Now, let's rearrange the terms in the expression:
$$(\stackrel{\to }{a} - \stackrel{\to }{d}) \times (\stackrel{\to }{b} - \stackrel{\to }{c}) = (\stackrel{\to }{a} \times \stackrel{\to }{b} - \stackrel{\to }{c} \times \stackrel{\to }{d}) - (\stackrel{\to }{a} \times \stackrel{\to }{c} - \stackrel{\to }{b} \times \stackrel{\to }{d})$$
From the first given equation, $$\stackrel{\to }{a} \times \stackrel{\to }{b} = \stackrel{\to }{c} \times \stackrel{\to }{d}$$, which means $$\stackrel{\to }{a} \times \stackrel{\to }{b} - \stackrel{\to }{c} \times \stackrel{\to }{d} = \vec{0}$$.
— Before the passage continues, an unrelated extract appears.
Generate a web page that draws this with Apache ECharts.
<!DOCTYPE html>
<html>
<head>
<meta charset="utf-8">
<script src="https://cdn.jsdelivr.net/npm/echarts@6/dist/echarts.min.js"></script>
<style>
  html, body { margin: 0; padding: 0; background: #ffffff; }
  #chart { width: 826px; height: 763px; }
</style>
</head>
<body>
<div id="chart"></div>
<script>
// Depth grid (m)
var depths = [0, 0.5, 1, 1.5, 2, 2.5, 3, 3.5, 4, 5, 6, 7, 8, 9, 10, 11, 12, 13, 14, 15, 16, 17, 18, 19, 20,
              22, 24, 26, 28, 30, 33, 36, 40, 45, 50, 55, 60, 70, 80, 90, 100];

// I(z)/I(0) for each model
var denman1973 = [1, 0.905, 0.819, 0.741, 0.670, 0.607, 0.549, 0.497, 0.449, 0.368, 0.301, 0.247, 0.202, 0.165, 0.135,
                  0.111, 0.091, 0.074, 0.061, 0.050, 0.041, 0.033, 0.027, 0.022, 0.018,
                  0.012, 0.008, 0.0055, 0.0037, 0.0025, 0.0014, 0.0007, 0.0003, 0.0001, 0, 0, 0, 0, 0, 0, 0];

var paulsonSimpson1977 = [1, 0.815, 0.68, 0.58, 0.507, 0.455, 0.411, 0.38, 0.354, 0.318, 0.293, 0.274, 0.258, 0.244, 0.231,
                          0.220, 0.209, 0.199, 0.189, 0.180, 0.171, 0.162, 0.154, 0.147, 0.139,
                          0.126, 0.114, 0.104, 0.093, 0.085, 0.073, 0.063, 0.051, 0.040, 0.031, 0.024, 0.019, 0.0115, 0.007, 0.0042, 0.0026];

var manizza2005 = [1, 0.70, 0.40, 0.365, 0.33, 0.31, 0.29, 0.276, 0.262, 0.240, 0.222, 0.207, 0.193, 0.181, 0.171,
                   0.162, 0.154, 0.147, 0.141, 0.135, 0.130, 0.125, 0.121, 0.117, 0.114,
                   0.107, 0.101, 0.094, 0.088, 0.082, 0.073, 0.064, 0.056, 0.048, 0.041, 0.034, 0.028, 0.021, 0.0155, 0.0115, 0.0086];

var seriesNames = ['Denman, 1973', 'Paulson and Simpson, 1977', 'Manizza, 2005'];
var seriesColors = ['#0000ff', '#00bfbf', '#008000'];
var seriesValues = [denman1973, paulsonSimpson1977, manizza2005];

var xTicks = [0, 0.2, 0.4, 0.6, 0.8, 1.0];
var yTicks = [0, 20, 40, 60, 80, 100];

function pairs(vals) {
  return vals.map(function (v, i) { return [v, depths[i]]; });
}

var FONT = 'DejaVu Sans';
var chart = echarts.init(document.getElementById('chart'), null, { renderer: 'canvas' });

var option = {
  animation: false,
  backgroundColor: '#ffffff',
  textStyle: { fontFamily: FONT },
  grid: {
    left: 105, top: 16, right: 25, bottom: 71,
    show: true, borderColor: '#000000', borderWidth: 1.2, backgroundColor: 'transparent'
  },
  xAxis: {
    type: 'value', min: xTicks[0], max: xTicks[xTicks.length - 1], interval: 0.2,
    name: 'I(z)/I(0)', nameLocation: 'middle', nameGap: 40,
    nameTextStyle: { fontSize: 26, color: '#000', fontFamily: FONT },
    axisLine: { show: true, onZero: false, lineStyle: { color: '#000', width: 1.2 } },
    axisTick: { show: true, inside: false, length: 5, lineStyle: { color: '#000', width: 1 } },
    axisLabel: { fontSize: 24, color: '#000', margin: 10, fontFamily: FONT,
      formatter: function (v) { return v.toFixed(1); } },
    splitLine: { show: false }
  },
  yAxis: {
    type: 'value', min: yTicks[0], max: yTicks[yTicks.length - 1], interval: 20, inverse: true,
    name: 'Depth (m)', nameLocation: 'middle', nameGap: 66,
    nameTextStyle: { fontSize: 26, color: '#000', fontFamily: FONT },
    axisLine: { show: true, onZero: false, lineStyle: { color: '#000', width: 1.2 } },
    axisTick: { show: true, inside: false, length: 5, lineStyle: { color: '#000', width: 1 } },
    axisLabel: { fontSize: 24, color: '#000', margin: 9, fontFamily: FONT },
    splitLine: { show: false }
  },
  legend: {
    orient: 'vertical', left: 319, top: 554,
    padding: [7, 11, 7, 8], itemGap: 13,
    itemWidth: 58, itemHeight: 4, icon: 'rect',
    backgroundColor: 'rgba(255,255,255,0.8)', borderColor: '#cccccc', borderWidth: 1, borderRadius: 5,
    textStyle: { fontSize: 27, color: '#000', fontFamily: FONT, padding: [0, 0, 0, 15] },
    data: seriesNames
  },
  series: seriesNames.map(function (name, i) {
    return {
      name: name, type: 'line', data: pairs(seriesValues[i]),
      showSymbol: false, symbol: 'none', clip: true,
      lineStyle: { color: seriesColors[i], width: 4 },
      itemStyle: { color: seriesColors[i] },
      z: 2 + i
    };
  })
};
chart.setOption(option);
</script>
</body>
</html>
From the second given equation, $$\stackrel{\to }{a} \times \stackrel{\to }{c} = \stackrel{\to }{b} \times \stackrel{\to }{d}$$, which means $$\stackrel{\to }{a} \times \stackrel{\to }{c} - \stackrel{\to }{b} \times \stackrel{\to }{d} = \vec{0}$$.
Substitute these results back into the rearranged expression:
$$(\stackrel{\to }{a} - \stackrel{\to }{d}) \times (\stackrel{\to }{b} - \stackrel{\to }{c}) = \vec{0} - \vec{0}$$
$$(\stackrel{\to }{a} - \stackrel{\to }{d}) \times (\stackrel{\to }{b} - \stackrel{\to }{c}) = \vec{0}$$

**step5** Conclusion

Since the cross product of $$(\stackrel{\to }{a} - \stackrel{\to }{d})$$ and $$(\stackrel{\to }{b} - \stackrel{\to }{c})$$ is the zero vector, and we are given that $$\stackrel{\to }{a} \ne \stackrel{\to }{d}$$ (so $$\stackrel{\to }{a} - \stackrel{\to }{d} \ne \vec{0}$$) and $$\stackrel{\to }{b} \ne \stackrel{\to }{c}$$ (so $$\stackrel{\to }{b} - \stackrel{\to }{c} \ne \vec{0}$$), it means that the vector $$\stackrel{\to }{a} - \stackrel{\to }{d}$$ is parallel to the vector $$\stackrel{\to }{b} - \stackrel{\to }{c}$$.